* [Data supplied]
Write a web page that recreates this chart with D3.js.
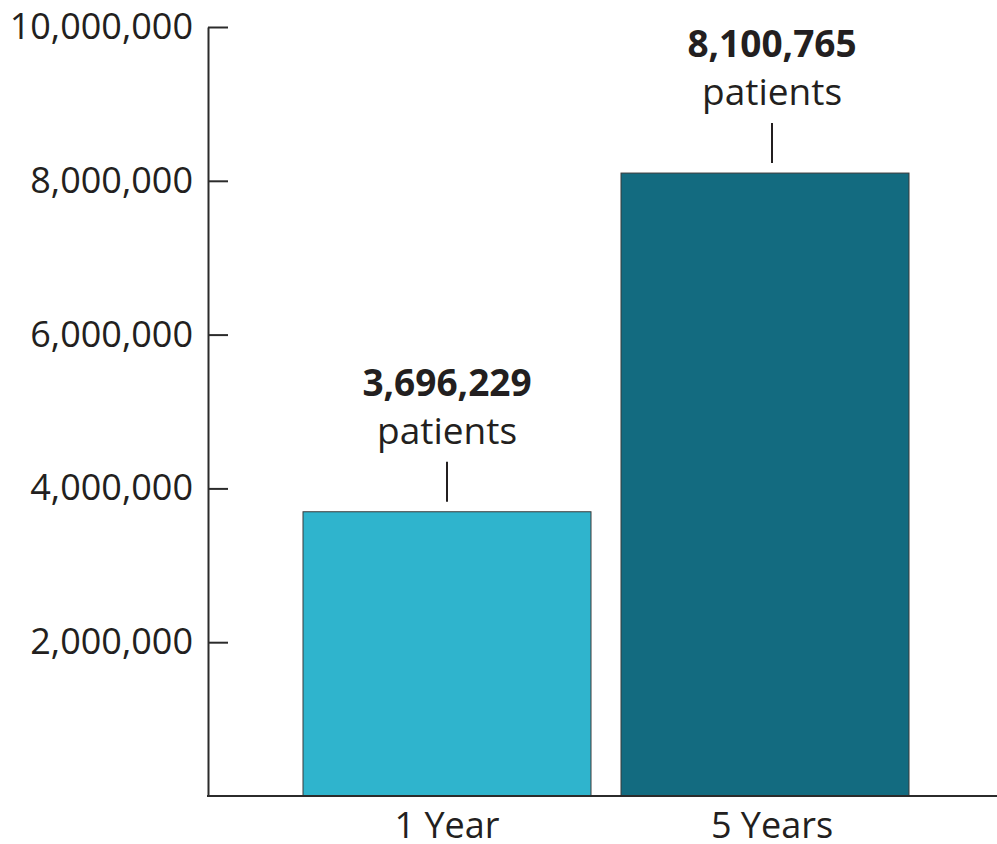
<!DOCTYPE html>
<html>
<head>
<meta charset="utf-8">
<script src="https://cdn.jsdelivr.net/npm/d3@7"></script>
<style>
  body { margin: 0; background: #fff; }
  svg { display: block; font-family: "Open Sans", sans-serif; }
  .axis path, .axis line { stroke: #2b2b2b; stroke-width: 2; }
  .axis text { font-family: "Open Sans", sans-serif; font-size: 36px; fill: #231f20; }
</style>
</head>
<body>
<svg id="chart" viewBox="0 0 997 844" width="997" height="844"></svg>
<script>
const categories = ["1 Year", "5 Years"];
const patientCounts = [3696229, 8100765];
const barColors = ["#2fb4cd", "#136b80"];
const yTickValues = [2000000, 4000000, 6000000, 8000000, 10000000];

function renderBarChart(svg) {
  const root = d3.select(svg);
  root.selectAll("*").remove();

  const width = svg.viewBox.baseVal.width;
  const axisX = 208;
  const baseY = 796;
  const topY = 27;

  const yScale = d3.scaleLinear()
    .domain([0, 10000000])
    .range([baseY, topY]);

  const xScale = d3.scaleBand()
    .domain(categories)
    .range([303, 909])
    .paddingInner(30 / 318)
    .paddingOuter(0);

  const rows = categories.map((name, index) => ({ name, index, value: patientCounts[index], color: barColors[index] }));
  // the text column of the second bar sits a little right of the bar centre in the original
  const labelX = row => xScale(row.name) + xScale.bandwidth() / 2 + (row.index === 1 ? 7 : 0);

  root.append("g")
    .selectAll("rect")
    .data(rows)
    .join("rect")
    .attr("x", row => xScale(row.name))
    .attr("y", row => yScale(row.value))
    .attr("width", xScale.bandwidth())
    .attr("height", row => baseY - yScale(row.value))
    .attr("fill", row => row.color)
    .attr("stroke", "#3a3a3a")
    .attr("stroke-width", 1);

  // y axis: ticks point into the plot, labels on the left
  root.append("g")
    .attr("class", "axis axis-y")
    .attr("transform", `translate(${axisX}, 0)`)
    .call(d3.axisLeft(yScale)
      .tickValues(yTickValues)
      .tickFormat(d3.format(","))
      .tickSizeInner(-20)
      .tickSizeOuter(0)
      .tickPadding(15));

  root.append("line")
    .attr("x1", axisX - 1)
    .attr("x2", width)
    .attr("y1", baseY)
    .attr("y2", baseY)
    .attr("stroke", "#2b2b2b")
    .attr("stroke-width", 2);

  root.append("g")
    .selectAll("text")
    .data(rows)
    .join("text")
    .attr("x", labelX)
    .attr("y", 838)
    .attr("text-anchor", "middle")
    .attr("font-size", 36)
    .attr("fill", "#231f20")
    .text(row => row.name);

  const labels = root.append("g")
    .selectAll("g")
    .data(rows)
    .join("g")
    .attr("transform", row => `translate(${labelX(row)}, ${yScale(row.value)})`);

  labels.append("text")
    .attr("y", -116)
    .attr("text-anchor", "middle")
    .attr("font-size", 37)
    .attr("font-weight", "bold")
    .attr("fill", "#231f20")
    .text(row => d3.format(",")(row.value));

  labels.append("text")
    .attr("y", -68)
    .attr("text-anchor", "middle")
    .attr("font-size", 37)
    .attr("fill", "#231f20")
    .text("patients");

  labels.append("line")
    .attr("y1", -50)
    .attr("y2", -10)
    .attr("stroke", "#231f20")
    .attr("stroke-width", 2);
}

renderBarChart(document.getElementById("chart"));
</script>
</body>
</html>
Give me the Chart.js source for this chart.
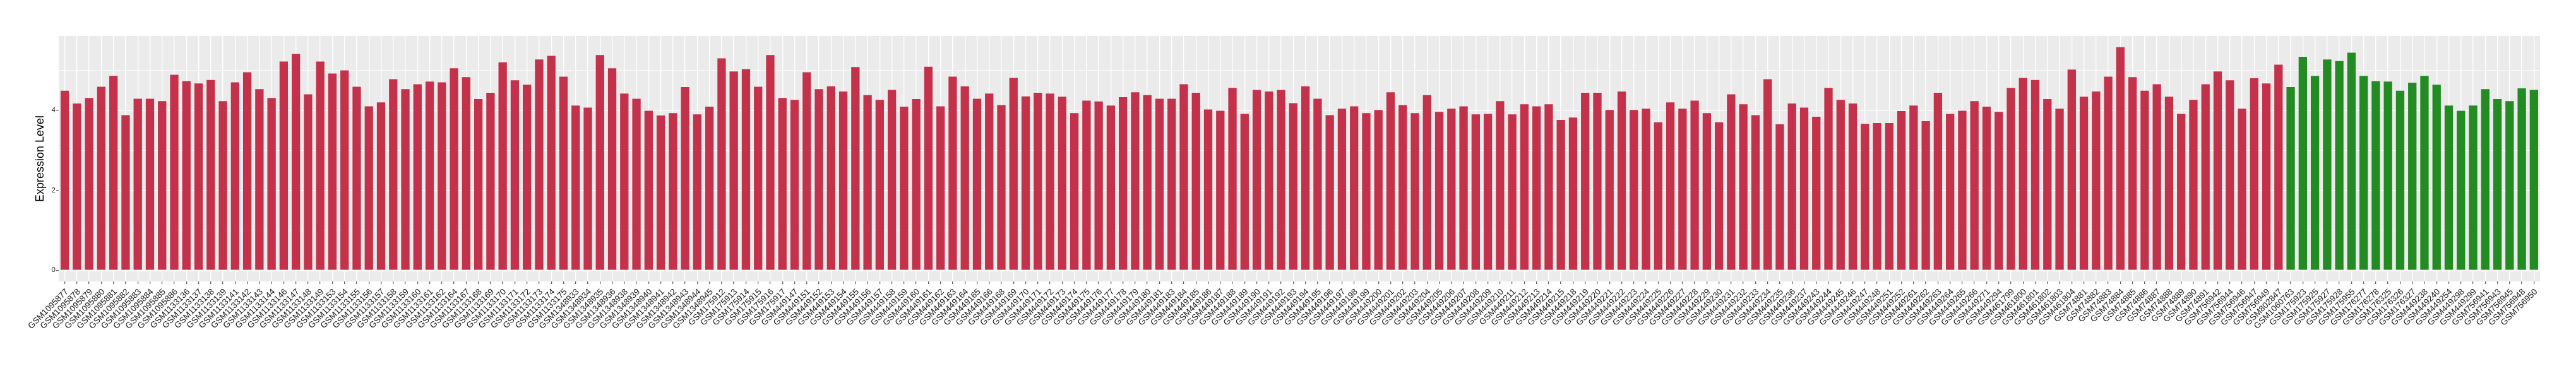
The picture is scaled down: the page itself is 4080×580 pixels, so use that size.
<!DOCTYPE html>
<html>
<head>
<meta charset="utf-8">
<script src="https://cdn.jsdelivr.net/npm/chart.js@4.4.1/dist/chart.umd.min.js"></script>
<style>
  html, body { margin: 0; padding: 0; background: #fff; }
  #wrap { width: 4080px; height: 580px; }
</style>
</head>
<body>
<div id="wrap"><canvas id="expr-chart"></canvas></div>
<script>
// tumour samples (red)
const tumorIds = [
    'GSM1095877', 'GSM1095878', 'GSM1095879', 'GSM1095880', 'GSM1095881', 'GSM1095882', 'GSM1095883', 'GSM1095884',
    'GSM1095885', 'GSM1095886', 'GSM1133136', 'GSM1133137', 'GSM1133138', 'GSM1133139', 'GSM1133141', 'GSM1133142',
    'GSM1133143', 'GSM1133144', 'GSM1133146', 'GSM1133147', 'GSM1133148', 'GSM1133149', 'GSM1133153', 'GSM1133154',
    'GSM1133155', 'GSM1133156', 'GSM1133157', 'GSM1133158', 'GSM1133159', 'GSM1133160', 'GSM1133161', 'GSM1133162',
    'GSM1133164', 'GSM1133167', 'GSM1133168', 'GSM1133169', 'GSM1133170', 'GSM1133171', 'GSM1133172', 'GSM1133173',
    'GSM1133174', 'GSM1133175', 'GSM1348933', 'GSM1348934', 'GSM1348935', 'GSM1348936', 'GSM1348938', 'GSM1348939',
    'GSM1348940', 'GSM1348941', 'GSM1348942', 'GSM1348943', 'GSM1348944', 'GSM1348945', 'GSM175912', 'GSM175913',
    'GSM175914', 'GSM175915', 'GSM175916', 'GSM175917', 'GSM449147', 'GSM449151', 'GSM449152', 'GSM449153',
    'GSM449154', 'GSM449155', 'GSM449156', 'GSM449157', 'GSM449158', 'GSM449159', 'GSM449160', 'GSM449161',
    'GSM449162', 'GSM449163', 'GSM449164', 'GSM449165', 'GSM449166', 'GSM449168', 'GSM449169', 'GSM449170',
    'GSM449171', 'GSM449172', 'GSM449173', 'GSM449174', 'GSM449175', 'GSM449176', 'GSM449177', 'GSM449178',
    'GSM449179', 'GSM449180', 'GSM449181', 'GSM449183', 'GSM449184', 'GSM449185', 'GSM449186', 'GSM449187',
    'GSM449188', 'GSM449189', 'GSM449190', 'GSM449191', 'GSM449192', 'GSM449193', 'GSM449194', 'GSM449195',
    'GSM449196', 'GSM449197', 'GSM449198', 'GSM449199', 'GSM449200', 'GSM449201', 'GSM449202', 'GSM449203',
    'GSM449204', 'GSM449205', 'GSM449206', 'GSM449207', 'GSM449208', 'GSM449209', 'GSM449210', 'GSM449211',
    'GSM449212', 'GSM449213', 'GSM449214', 'GSM449215', 'GSM449218', 'GSM449219', 'GSM449220', 'GSM449221',
    'GSM449222', 'GSM449223', 'GSM449224', 'GSM449225', 'GSM449226', 'GSM449227', 'GSM449228', 'GSM449229',
    'GSM449230', 'GSM449231', 'GSM449232', 'GSM449233', 'GSM449234', 'GSM449235', 'GSM449236', 'GSM449237',
    'GSM449243', 'GSM449244', 'GSM449245', 'GSM449246', 'GSM449247', 'GSM449248', 'GSM449251', 'GSM449252',
    'GSM449261', 'GSM449262', 'GSM449263', 'GSM449264', 'GSM449265', 'GSM449266', 'GSM449271', 'GSM449294',
    'GSM461799', 'GSM461800', 'GSM461801', 'GSM461802', 'GSM461803', 'GSM461804', 'GSM74881', 'GSM74882',
    'GSM74883', 'GSM74884', 'GSM74885', 'GSM74886', 'GSM74887', 'GSM74888', 'GSM74889', 'GSM74890',
    'GSM74891', 'GSM756942', 'GSM756944', 'GSM756946', 'GSM756947', 'GSM756949', 'GSM802847'
];
const tumorValues = [
    4.49, 4.17, 4.31, 4.59, 4.86, 3.88, 4.29, 4.29, 4.23, 4.89, 4.73, 4.67, 4.76, 4.23, 4.70, 4.95,
    4.53, 4.31, 5.22, 5.41, 4.40, 5.22, 4.92, 5.00, 4.59, 4.10, 4.20, 4.78, 4.53, 4.65, 4.72, 4.70,
    5.05, 4.83, 4.28, 4.44, 5.20, 4.75, 4.64, 5.27, 5.36, 4.84, 4.12, 4.07, 5.38, 5.05, 4.42, 4.29,
    3.99, 3.87, 3.93, 4.58, 3.90, 4.09, 5.30, 4.97, 5.03, 4.59, 5.38, 4.31, 4.26, 4.95, 4.53, 4.60,
    4.47, 5.08, 4.38, 4.26, 4.51, 4.09, 4.28, 5.09, 4.10, 4.84, 4.60, 4.29, 4.42, 4.13, 4.81, 4.35,
    4.44, 4.42, 4.34, 3.93, 4.24, 4.22, 4.12, 4.33, 4.45, 4.38, 4.29, 4.29, 4.65, 4.44, 4.02, 3.99,
    4.56, 3.91, 4.51, 4.47, 4.51, 4.18, 4.60, 4.29, 3.88, 4.04, 4.10, 3.93, 4.01, 4.45, 4.13, 3.93,
    4.38, 3.96, 4.04, 4.10, 3.90, 3.91, 4.23, 3.90, 4.15, 4.10, 4.15, 3.76, 3.82, 4.44, 4.44, 4.01,
    4.47, 4.01, 4.04, 3.70, 4.20, 4.04, 4.24, 3.93, 3.70, 4.40, 4.15, 3.88, 4.78, 3.65, 4.17, 4.07,
    3.84, 4.56, 4.26, 4.17, 3.66, 3.68, 3.68, 3.98, 4.12, 3.73, 4.44, 3.91, 3.99, 4.23, 4.09, 3.96,
    4.56, 4.81, 4.76, 4.28, 4.04, 5.02, 4.34, 4.47, 4.84, 5.58, 4.83, 4.49, 4.65, 4.34, 3.91, 4.26,
    4.65, 4.97, 4.75, 4.04, 4.80, 4.67, 5.14
];

// normal samples (green)
const normalIds = [
    'GSM1060763', 'GSM175923', 'GSM175925', 'GSM175927', 'GSM175928', 'GSM175955', 'GSM176277',
    'GSM176278', 'GSM176325', 'GSM176326', 'GSM176327', 'GSM449238', 'GSM449240', 'GSM449254',
    'GSM449298', 'GSM449299', 'GSM756941', 'GSM756943', 'GSM756945', 'GSM756948', 'GSM756950'
];
const normalValues = [
    4.58, 5.34, 4.86, 5.27, 5.23, 5.44, 4.86, 4.73, 4.72, 4.49, 4.69, 4.86, 4.64, 4.12,
    3.99, 4.12, 4.53, 4.28, 4.23, 4.55, 4.51
];

const yGridValues = [0, 1, 2, 3, 4, 5];
const yTickLabels = [0, 2, 4];

const tumorColor = '#C3314A';
const normalColor = '#228B22';
const fontFamily = '"Liberation Sans", Arial, Helvetica, sans-serif';

let labels = tumorIds.concat(normalIds);
let values = tumorValues.concat(normalValues);
let colors = tumorIds.map(() => tumorColor).concat(normalIds.map(() => normalColor));

// ggplot style 5% expansion of the value range
let vMax = Math.max(...values);
let yPad = vMax * 0.05;

// grey panel behind the grid
const panelBg = {
    id: 'panelBg',
    beforeDraw(chart) {
        const a = chart.chartArea;
        const ctx = chart.ctx;
        ctx.save();
        ctx.fillStyle = '#EBEBEB';
        ctx.fillRect(a.left, a.top, a.right - a.left, a.bottom - a.top);
        ctx.restore();
    }
};

let ctx = document.getElementById('expr-chart').getContext('2d');

new Chart(ctx, {
    type: 'bar',
    data: {
        labels: labels,
        datasets: [{
            data: values,
            backgroundColor: colors,
            borderWidth: 0,
            categoryPercentage: 1,
            barPercentage: 0.69
        }]
    },
    plugins: [panelBg],
    options: {
        responsive: true,
        maintainAspectRatio: false,
        animation: false,
        layout: {
            padding: { top: 57, right: 57, bottom: 0, left: 0 }
        },
        plugins: {
            legend: { display: false },
            tooltip: { enabled: false }
        },
        scales: {
            x: {
                offset: true,
                grid: {
                    offset: false,
                    color: '#FFFFFF',
                    lineWidth: 1.4,
                    tickLength: 4,
                    tickColor: '#333333',
                    tickWidth: 1
                },
                border: { display: false },
                ticks: {
                    autoSkip: false,
                    minRotation: 45,
                    maxRotation: 45,
                    padding: 4.5,
                    labelOffset: 3.5,
                    color: '#1A1A1A',
                    font: { family: fontFamily, size: 13.5 }
                },
                afterFit(scale) {
                    scale.height = 134;
                }
            },
            y: {
                min: -yPad,
                max: vMax + yPad,
                afterBuildTicks(scale) {
                    scale.ticks = yGridValues.map(v => ({ value: v }));
                },
                grid: {
                    color: '#FFFFFF',
                    lineWidth: c => (yTickLabels.includes(c.tick.value) ? 1.4 : 0.8),
                    tickLength: 4,
                    tickColor: c => (yTickLabels.includes(c.tick.value) ? '#333333' : 'rgba(0,0,0,0)'),
                    tickWidth: 1
                },
                border: { display: false },
                ticks: {
                    padding: 1,
                    color: '#1A1A1A',
                    font: { family: fontFamily, size: 11.5 },
                    callback: v => (yTickLabels.includes(v) ? String(v) : '')
                },
                title: {
                    display: true,
                    text: 'Expression Level',
                    color: '#000000',
                    font: { family: fontFamily, size: 18 },
                    padding: { top: 53, bottom: 0 }
                },
                afterFit(scale) {
                    scale.width = 93;
                }
            }
        }
    }
});
</script>
</body>
</html>
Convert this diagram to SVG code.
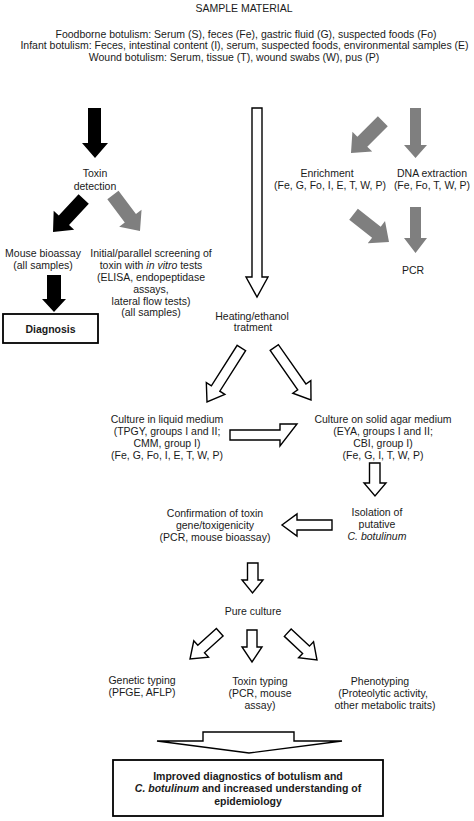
<svg xmlns="http://www.w3.org/2000/svg" width="474" height="821" viewBox="0 0 474 821">
<style>
text{font-family:"Liberation Sans",Arial,sans-serif;font-size:10.5px;fill:#1a1a1a;text-anchor:middle}
.b{font-weight:bold}
.i{font-style:italic}
.blk{fill:#000}
.gry{fill:#7f7f7f}
.wht{fill:#fff;stroke:#000;stroke-width:1.4;stroke-linejoin:miter}
.box{fill:#fff;stroke:#000;stroke-width:1.8}
</style>
<defs>
<path id="sdiag" d="M-7,-45H7V-16H14L0,0L-14,-16H-7Z"/>
<path id="odiag" d="M-5,-64H5V-16H11L0,0L-11,-16H-5Z"/>
<path id="odiag2" d="M-5,-40H5V-15H11L0,0L-11,-15H-5Z"/>
</defs>
<rect width="474" height="821" fill="#fff"/>

<g id="sample">
<text x="244" y="11.5">SAMPLE MATERIAL</text>
<text x="246" y="37.5">Foodborne botulism: Serum (S), feces (Fe), gastric fluid (G), suspected foods (Fo)</text>
<text x="244.5" y="49">Infant botulism: Feces, intestinal content (I), serum, suspected foods, environmental samples (E)</text>
<text x="234" y="61">Wound botulism: Serum, tissue (T), wound swabs (W), pus (P)</text>
</g>

<g id="connectors">
<path class="blk" d="M88,108H101V143H108L95,158L82,143H88Z"/>
<use href="#sdiag" class="blk" transform="translate(53,232) rotate(43)"/>
<use href="#sdiag" class="gry" transform="translate(140,231) rotate(-37)" />
<path class="blk" d="M47,275H61V299H66L54,312L42,299H47Z"/>
<path class="wht" d="M252,108H262V277H268L257,297L246,277H252Z"/>
<use href="#sdiag" class="gry" transform="translate(351,153) rotate(45)"/>
<path class="gry" d="M410,108H421V145H427L415.5,158L404,145H410Z"/>
<use href="#sdiag" class="gry" transform="translate(389,242) rotate(-52)"/>
<path class="gry" d="M410,207H421V238H427L415.5,253L404,238H410Z"/>
<use href="#odiag" class="wht" transform="translate(207,402) rotate(32.5)"/>
<use href="#odiag" class="wht" transform="translate(311,400) rotate(-35)"/>
<path class="wht" d="M230,430H280V424H297L280,446V440H230Z"/>
<path class="wht" d="M369.5,463H380V483H386L375,496L364,483H369.5Z"/>
<path class="wht" d="M332,520V530H297V536L282,525L297,514V520Z"/>
<path class="wht" d="M247.5,563H258V580H263L252.5,593L242,580H247.5Z"/>
<use href="#odiag2" class="wht" transform="translate(190,659) rotate(48)"/>
<path class="wht" d="M247,630H257V647H262L252,662L242,647H247Z"/>
<use href="#odiag2" class="wht" transform="translate(317,660) rotate(-47)"/>
<path class="wht" d="M203,732H294V741H342L249,753L157,741H203Z"/>
</g>

<g id="toxin-detection">
<text x="95" y="177">Toxin</text>
<text x="95" y="189.5">detection</text>
</g>

<g id="mouse-bioassay">
<text x="43" y="257">Mouse bioassay</text>
<text x="43" y="269">(all samples)</text>
</g>

<g id="screening">
<text x="151" y="257">Initial/parallel screening of</text>
<text x="151" y="269">toxin with <tspan class="i">in vitro</tspan> tests</text>
<text x="151" y="281">(ELISA, endopeptidase</text>
<text x="151" y="293">assays,</text>
<text x="151" y="304.5">lateral flow tests)</text>
<text x="151" y="316">(all samples)</text>
</g>

<g id="diagnosis">
<rect class="box" x="3" y="314" width="95" height="29"/>
<text class="b" x="50.5" y="332.5">Diagnosis</text>
</g>

<g id="enrichment">
<text x="327" y="177">Enrichment</text>
<text x="330" y="188.5">(Fe, G, Fo, I, E, T, W, P)</text>
</g>

<g id="dna-extraction">
<text x="432" y="177">DNA extraction</text>
<text x="432" y="188.5">(Fe, Fo, T, W, P)</text>
</g>

<g id="pcr">
<text x="413" y="274">PCR</text>
</g>

<g id="heating">
<text x="252" y="320">Heating/ethanol</text>
<text x="253" y="331">tratment</text>
</g>

<g id="liquid-culture">
<text x="167" y="423">Culture in liquid medium</text>
<text x="167" y="435">(TPGY, groups I and II;</text>
<text x="167" y="447">CMM, group I)</text>
<text x="167" y="459">(Fe, G, Fo, I, E, T, W, P)</text>
</g>

<g id="solid-culture">
<text x="383" y="423">Culture on solid agar medium</text>
<text x="383" y="435">(EYA, groups I and II;</text>
<text x="383" y="447">CBI, group I)</text>
<text x="383" y="459">(Fe, G, I, T, W, P)</text>
</g>

<g id="isolation">
<text x="377" y="516">Isolation of</text>
<text x="377" y="528">putative</text>
<text class="i" x="377" y="540">C. botulinum</text>
</g>

<g id="confirmation">
<text x="215" y="517">Confirmation of toxin</text>
<text x="215" y="529">gene/toxigenicity</text>
<text x="215" y="541">(PCR, mouse bioassay)</text>
</g>

<g id="pure-culture">
<text x="253" y="615">Pure culture</text>
</g>

<g id="genetic-typing">
<text x="142" y="683.5">Genetic typing</text>
<text x="142" y="695.5">(PFGE, AFLP)</text>
</g>

<g id="toxin-typing">
<text x="260" y="684.5">Toxin typing</text>
<text x="260" y="696.5">(PCR, mouse</text>
<text x="260" y="708.5">assay)</text>
</g>

<g id="phenotyping">
<text x="380" y="684.5">Phenotyping</text>
<text x="383" y="696.5">(Proteolytic activity,</text>
<text x="385" y="708.5">other metabolic traits)</text>
</g>

<g id="outcome">
<rect class="box" x="113" y="760" width="270" height="56"/>
<text class="b" x="248" y="779.5">Improved diagnostics of botulism and</text>
<text class="b" x="248" y="792"><tspan class="i">C. botulinum</tspan> and increased understanding of</text>
<text class="b" x="248" y="804.5">epidemiology</text>
</g>
</svg>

* [Goal of the exercise] Identify all lines where the word "that" shows up. Copy them.

* [Response to this exercise]
Write a web page that recreates this chart with D3.js.
The picture is scaled down: the page itself is 4080×580 pixels, so use that size.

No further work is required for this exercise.